Strands of the past, layer upon layer

Scott Cantrell, The Dallas Morning News, June 12, 2022

 

FORT WORTH — Jamal Cyrus works in layers. Layers of materials and associations. 

 

The Houston-born and -based artist, educated at the universities of Houston and Pennsylvania, works in a vast array of media, in two and three dimensions, and sometimes in sound. But the show of his recent works at the Modern Art Museum of Fort Worth lives up to its “Focus” label. 

 

Immediately striking are tapestries of slender strips of shredded denim glued together in subtly sculptural textures. Some are in fresh or faded blue, others bleached white. Puffs of cotton batting and shards of zippers and leather patches sometimes punctuate the surfaces. 

 

Some of these tapestries, collectively titled Blue Alluvial Glue, suggest layers of soil built up from multiple floodings. Others evoke patchworks of cultivated lands. In Blue Alluvial Glue (Line), a jagged streak of dark blue across a white background suggests a river flowing through.
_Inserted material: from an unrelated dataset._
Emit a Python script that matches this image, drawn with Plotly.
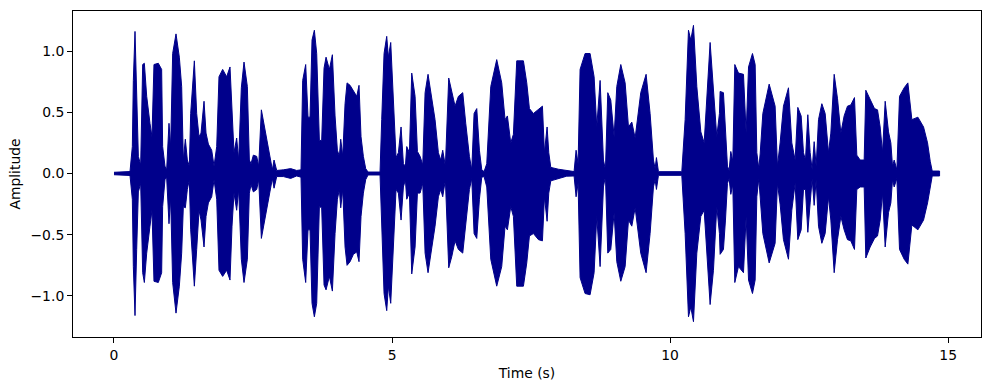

But these works, notably Blue Alluvial Glue (Shape), also can be read purely as textured abstraction. 

 

Texas rivers and the cultures that have grown up along them have been inspirations for Cyrus. 

 

“Most of the historical material I deal with relates to what would be considered the Black radical tradition,” he explains in a handout. “I’m interested in the ideas and strategies Black folks develop to get through very dire social circumstances.” 

 

By the 1820s, white settlers were cultivating these soils for cotton and other crops. The work was largely done by Black slaves — 182,566 were counted in Texas in the 1860 census — and farm workers’ lives scarcely improved after emancipation. 

 

As with the Quilts of Gee’s Bend, patched together by poor Black women in isolated Alabama communities, these shredded jeans evoke hardscrabble past lives. But jeans, even tattered, are still worn in all socio-economic strata, an enduringly shared experience. 

 

Multiple strands of Black Texas music are also woven through Cyrus’ works. A lifelong music lover, Cyrus cites the legacy of Coutchman-born Blind Lemon Jefferson, the father of Texas blues, and jazz greats Ornette Coleman and Julius Hemphill, both Fort Worth natives. The zigzags of Common Tongue, perhaps suggesting jazzy syncopations, are topped with a crisp army of black piano sharp keys. 

 

More explicitly musical, Horn Beam Effigy is a totemic construction topped by an inverted saxophone, the instrument of Jefferson, Coleman. and Hemphill. With heavy ropes spewing out of its tone holes — make of that what you will — it caps an upright rail with Picasso-ish wings. The base is a bed of gravel framed by old railroad ties, the underlay of escapes from rural and provincial Texas. Port of Call whimsically attaches a conch shell — a different medium for listening — to a microphone stand and cable. 

 

Music half-remembered is evoked in two works of graphite powder on sepia-colored paper, both titled Rite_1-Percussion Ballad. Fading music ledger lines are crisscrossed with strips of ghostly dots suggesting some otherworldly musical notation. 

 

Rooted in earth, echoing lost music, Cyrus’ layered art is visually engaging and deeply humane. Let’s hope we see more of it.